What is being asked: Gather all lines in the entries that include the word "this".

━━━━━ Raw data ━━━━━

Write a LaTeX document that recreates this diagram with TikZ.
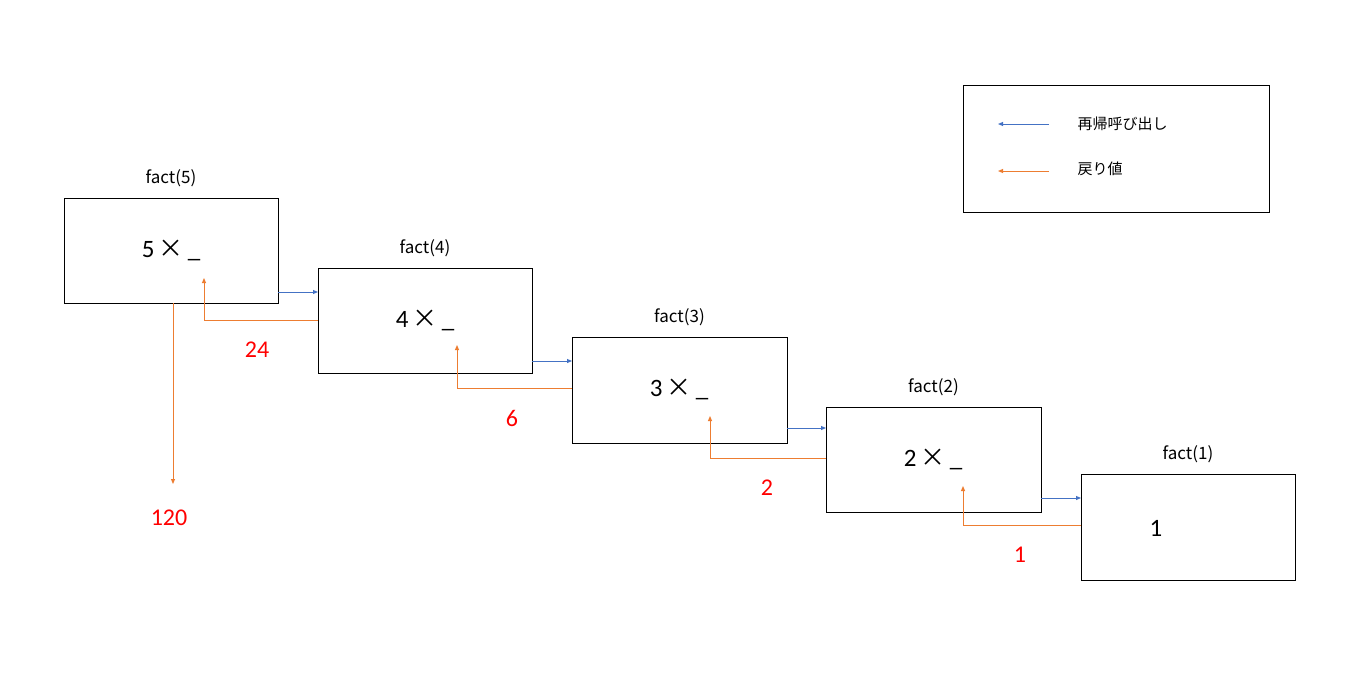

━━━━━
━━━━━ Raw data ━━━━━

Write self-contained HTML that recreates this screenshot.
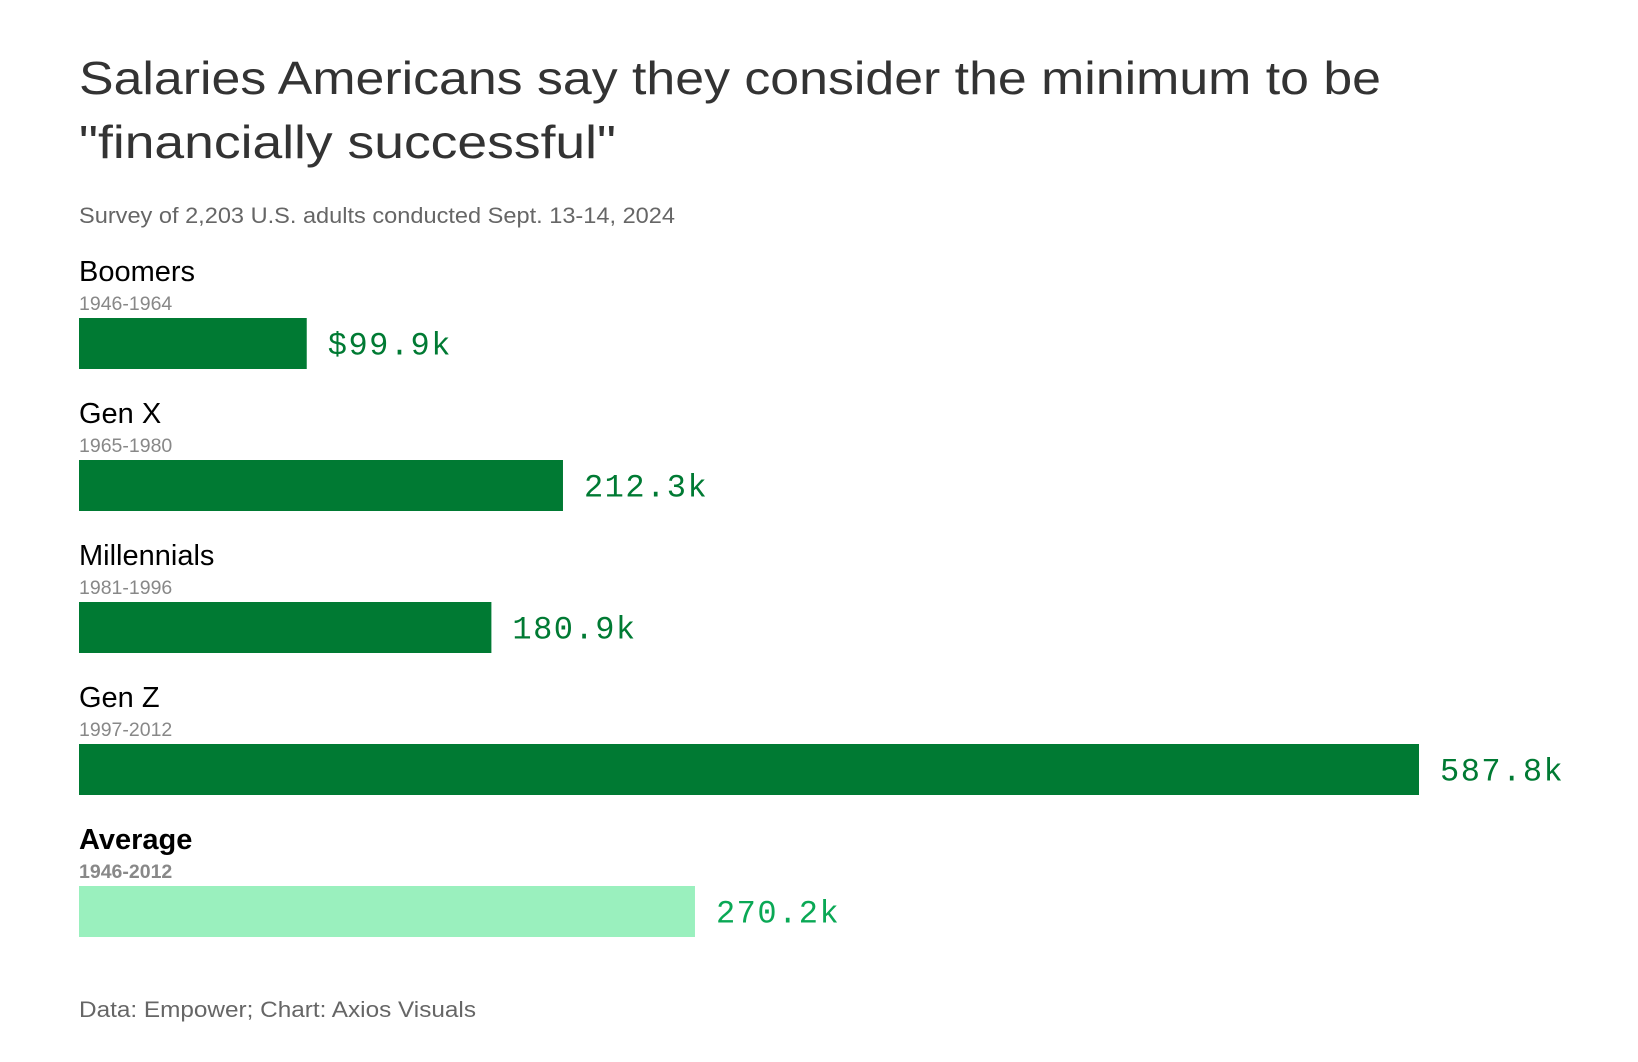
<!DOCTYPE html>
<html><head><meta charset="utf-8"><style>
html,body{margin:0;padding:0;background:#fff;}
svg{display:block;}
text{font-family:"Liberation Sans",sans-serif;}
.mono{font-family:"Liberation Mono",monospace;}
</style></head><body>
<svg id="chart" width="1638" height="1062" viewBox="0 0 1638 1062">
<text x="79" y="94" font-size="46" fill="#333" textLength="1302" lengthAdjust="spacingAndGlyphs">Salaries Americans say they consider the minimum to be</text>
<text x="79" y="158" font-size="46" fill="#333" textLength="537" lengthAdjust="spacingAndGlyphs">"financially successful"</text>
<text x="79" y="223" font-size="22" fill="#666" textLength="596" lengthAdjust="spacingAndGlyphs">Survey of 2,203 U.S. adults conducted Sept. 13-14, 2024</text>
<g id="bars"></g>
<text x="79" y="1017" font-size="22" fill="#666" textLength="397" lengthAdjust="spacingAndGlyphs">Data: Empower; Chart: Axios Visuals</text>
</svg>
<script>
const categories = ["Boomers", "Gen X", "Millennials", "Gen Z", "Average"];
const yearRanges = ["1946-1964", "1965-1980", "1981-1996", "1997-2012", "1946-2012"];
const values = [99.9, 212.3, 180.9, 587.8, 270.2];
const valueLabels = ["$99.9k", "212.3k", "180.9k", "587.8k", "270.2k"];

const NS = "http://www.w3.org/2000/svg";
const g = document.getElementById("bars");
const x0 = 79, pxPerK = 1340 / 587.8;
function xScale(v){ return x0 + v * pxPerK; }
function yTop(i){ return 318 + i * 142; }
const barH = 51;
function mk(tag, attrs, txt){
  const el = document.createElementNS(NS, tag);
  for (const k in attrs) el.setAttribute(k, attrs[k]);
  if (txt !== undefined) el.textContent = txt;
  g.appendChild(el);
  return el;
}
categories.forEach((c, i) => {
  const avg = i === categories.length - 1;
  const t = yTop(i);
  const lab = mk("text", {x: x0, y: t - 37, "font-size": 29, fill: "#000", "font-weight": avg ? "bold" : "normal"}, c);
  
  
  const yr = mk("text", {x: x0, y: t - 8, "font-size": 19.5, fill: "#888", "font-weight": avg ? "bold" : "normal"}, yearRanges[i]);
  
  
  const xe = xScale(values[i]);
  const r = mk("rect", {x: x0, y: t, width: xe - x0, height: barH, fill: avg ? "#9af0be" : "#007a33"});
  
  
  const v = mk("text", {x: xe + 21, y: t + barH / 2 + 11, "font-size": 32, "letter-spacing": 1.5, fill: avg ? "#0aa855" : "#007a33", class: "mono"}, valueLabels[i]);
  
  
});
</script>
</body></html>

━━━━━

Finished exercise:
Write a LaTeX document that recreates this diagram with TikZ.
Write self-contained HTML that recreates this screenshot.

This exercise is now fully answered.